> **Available records**
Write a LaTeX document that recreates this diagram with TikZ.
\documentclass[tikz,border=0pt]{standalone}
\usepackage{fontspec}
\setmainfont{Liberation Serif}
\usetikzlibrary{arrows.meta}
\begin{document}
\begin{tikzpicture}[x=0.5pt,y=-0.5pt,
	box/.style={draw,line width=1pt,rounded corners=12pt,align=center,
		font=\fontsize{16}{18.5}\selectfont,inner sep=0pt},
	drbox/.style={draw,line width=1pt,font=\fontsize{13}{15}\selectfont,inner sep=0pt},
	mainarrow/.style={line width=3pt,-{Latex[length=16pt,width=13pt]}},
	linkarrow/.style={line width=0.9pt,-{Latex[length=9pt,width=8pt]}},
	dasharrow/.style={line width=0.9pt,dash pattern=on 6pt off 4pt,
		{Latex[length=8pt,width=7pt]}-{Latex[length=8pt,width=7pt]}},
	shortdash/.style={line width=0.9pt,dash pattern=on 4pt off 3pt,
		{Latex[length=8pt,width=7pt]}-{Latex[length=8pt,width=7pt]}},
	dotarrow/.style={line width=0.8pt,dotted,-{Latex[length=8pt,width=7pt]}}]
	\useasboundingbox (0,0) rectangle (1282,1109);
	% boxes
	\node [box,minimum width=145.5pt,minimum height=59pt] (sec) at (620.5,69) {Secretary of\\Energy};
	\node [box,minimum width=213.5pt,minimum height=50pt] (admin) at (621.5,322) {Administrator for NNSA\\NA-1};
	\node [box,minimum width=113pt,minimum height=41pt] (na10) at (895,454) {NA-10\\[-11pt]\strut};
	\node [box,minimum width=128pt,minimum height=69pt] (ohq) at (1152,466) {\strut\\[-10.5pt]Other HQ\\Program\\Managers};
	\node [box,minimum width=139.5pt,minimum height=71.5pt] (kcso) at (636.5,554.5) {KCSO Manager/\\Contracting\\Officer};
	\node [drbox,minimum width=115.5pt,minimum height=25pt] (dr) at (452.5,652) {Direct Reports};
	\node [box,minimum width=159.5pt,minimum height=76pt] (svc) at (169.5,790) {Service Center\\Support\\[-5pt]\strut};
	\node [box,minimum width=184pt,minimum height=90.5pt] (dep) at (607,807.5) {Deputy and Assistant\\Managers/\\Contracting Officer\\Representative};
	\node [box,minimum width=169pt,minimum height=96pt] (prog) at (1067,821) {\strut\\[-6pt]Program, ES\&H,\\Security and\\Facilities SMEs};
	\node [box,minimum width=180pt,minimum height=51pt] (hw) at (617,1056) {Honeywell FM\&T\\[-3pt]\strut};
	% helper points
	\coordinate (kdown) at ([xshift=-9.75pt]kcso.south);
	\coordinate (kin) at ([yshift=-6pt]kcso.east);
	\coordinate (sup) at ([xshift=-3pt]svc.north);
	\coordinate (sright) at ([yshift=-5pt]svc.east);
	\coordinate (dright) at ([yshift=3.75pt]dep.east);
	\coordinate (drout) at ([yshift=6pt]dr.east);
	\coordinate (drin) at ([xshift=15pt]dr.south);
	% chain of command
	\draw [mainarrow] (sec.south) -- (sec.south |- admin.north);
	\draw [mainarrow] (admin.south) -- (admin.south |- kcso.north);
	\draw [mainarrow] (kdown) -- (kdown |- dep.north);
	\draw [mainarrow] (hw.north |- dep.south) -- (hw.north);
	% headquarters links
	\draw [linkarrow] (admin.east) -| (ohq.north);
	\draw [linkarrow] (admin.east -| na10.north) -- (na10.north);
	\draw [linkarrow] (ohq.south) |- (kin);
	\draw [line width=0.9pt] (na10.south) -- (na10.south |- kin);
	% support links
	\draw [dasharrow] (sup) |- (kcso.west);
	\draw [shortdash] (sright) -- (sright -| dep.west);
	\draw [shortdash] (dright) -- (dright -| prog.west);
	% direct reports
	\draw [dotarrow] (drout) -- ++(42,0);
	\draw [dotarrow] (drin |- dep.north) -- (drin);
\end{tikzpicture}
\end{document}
--
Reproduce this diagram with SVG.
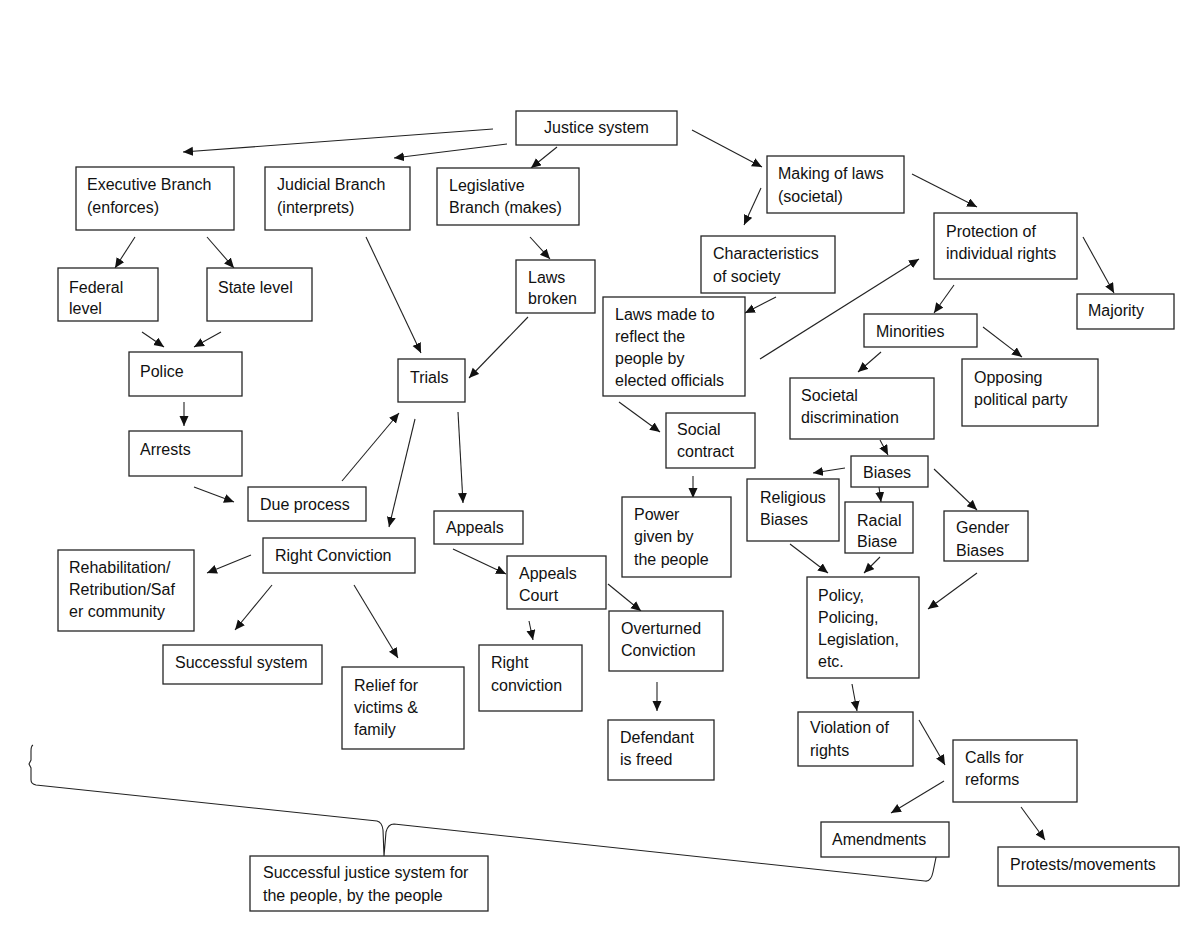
--
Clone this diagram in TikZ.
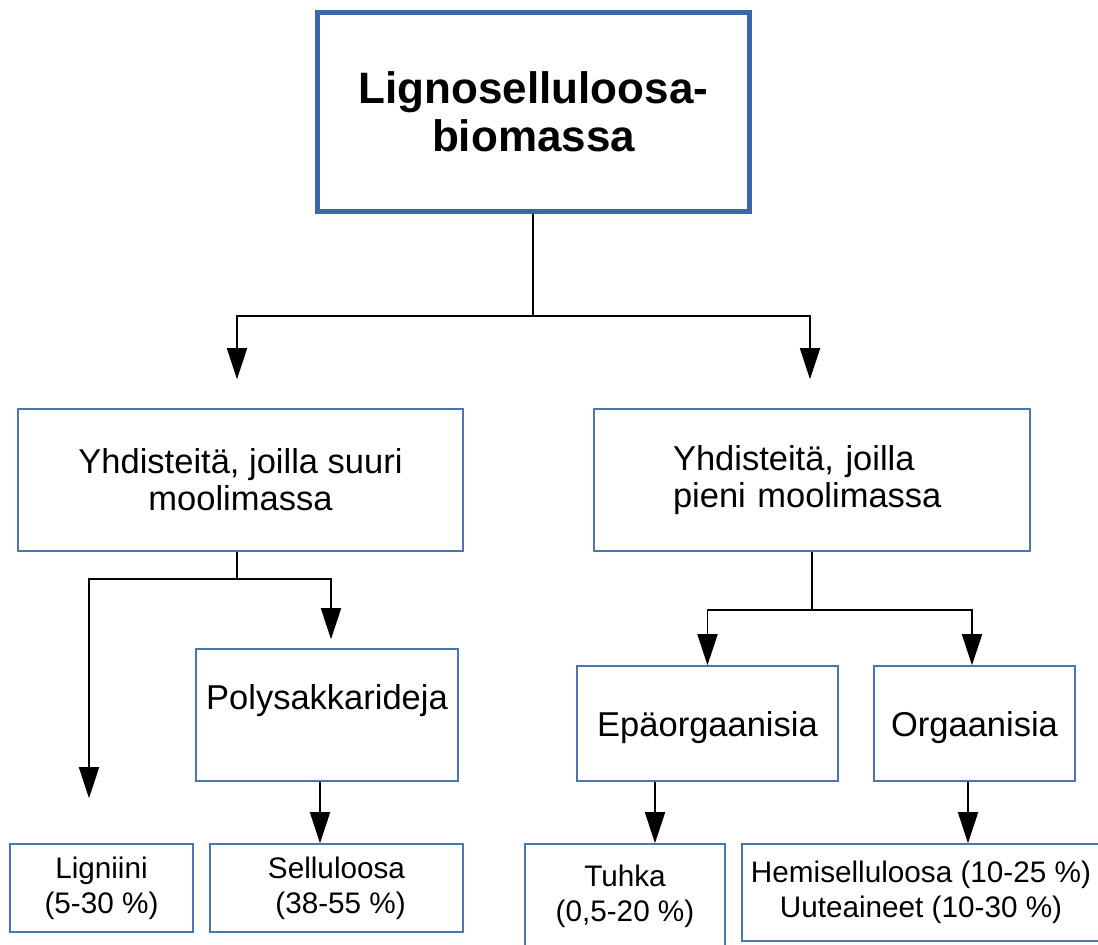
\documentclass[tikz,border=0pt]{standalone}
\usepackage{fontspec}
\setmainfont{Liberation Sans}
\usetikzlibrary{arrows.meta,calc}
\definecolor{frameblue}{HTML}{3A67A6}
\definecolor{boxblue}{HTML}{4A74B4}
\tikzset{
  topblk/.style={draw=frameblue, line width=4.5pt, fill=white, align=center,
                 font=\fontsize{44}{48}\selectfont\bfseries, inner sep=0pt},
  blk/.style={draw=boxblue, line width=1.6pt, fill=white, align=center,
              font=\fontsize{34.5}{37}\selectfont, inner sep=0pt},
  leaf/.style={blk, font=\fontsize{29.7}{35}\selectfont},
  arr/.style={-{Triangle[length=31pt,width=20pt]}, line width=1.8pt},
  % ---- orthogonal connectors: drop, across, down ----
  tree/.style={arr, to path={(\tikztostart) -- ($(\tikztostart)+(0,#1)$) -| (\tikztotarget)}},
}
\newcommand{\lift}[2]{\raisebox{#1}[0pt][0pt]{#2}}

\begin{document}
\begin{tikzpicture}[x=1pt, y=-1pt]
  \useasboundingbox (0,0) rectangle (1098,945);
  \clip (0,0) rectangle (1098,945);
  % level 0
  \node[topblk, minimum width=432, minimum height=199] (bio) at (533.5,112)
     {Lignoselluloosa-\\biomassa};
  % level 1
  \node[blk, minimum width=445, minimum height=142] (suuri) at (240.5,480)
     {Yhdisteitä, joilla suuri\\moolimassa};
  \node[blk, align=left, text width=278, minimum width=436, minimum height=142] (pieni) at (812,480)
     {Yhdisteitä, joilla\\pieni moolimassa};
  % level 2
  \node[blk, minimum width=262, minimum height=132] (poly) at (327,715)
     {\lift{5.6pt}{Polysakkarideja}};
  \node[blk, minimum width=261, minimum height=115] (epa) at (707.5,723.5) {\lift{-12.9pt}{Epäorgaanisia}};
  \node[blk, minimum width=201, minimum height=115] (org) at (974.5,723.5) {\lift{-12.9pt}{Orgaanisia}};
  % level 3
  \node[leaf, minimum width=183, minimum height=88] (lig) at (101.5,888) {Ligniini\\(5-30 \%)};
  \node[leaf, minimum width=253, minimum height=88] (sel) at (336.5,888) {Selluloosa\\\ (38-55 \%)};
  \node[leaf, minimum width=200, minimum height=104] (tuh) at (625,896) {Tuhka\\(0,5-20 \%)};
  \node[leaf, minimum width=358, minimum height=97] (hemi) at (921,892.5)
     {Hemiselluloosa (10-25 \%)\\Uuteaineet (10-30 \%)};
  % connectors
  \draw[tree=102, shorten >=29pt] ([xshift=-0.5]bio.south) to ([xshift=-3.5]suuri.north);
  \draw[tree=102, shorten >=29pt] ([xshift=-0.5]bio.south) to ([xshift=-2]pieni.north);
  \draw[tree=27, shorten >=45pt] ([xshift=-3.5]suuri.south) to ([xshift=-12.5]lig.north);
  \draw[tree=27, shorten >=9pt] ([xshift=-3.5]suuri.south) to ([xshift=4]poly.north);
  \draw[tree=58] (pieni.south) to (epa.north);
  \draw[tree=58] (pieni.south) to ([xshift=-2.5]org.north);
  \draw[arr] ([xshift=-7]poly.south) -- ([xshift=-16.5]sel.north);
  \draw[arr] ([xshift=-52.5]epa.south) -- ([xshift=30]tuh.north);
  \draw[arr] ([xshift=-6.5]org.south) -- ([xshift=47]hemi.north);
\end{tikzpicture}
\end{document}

> **What you need to do**
Copy out each line in the listing that has the word "with".

> **Result of this exercise**
Write a LaTeX document that recreates this diagram with TikZ.
Reproduce this diagram with SVG.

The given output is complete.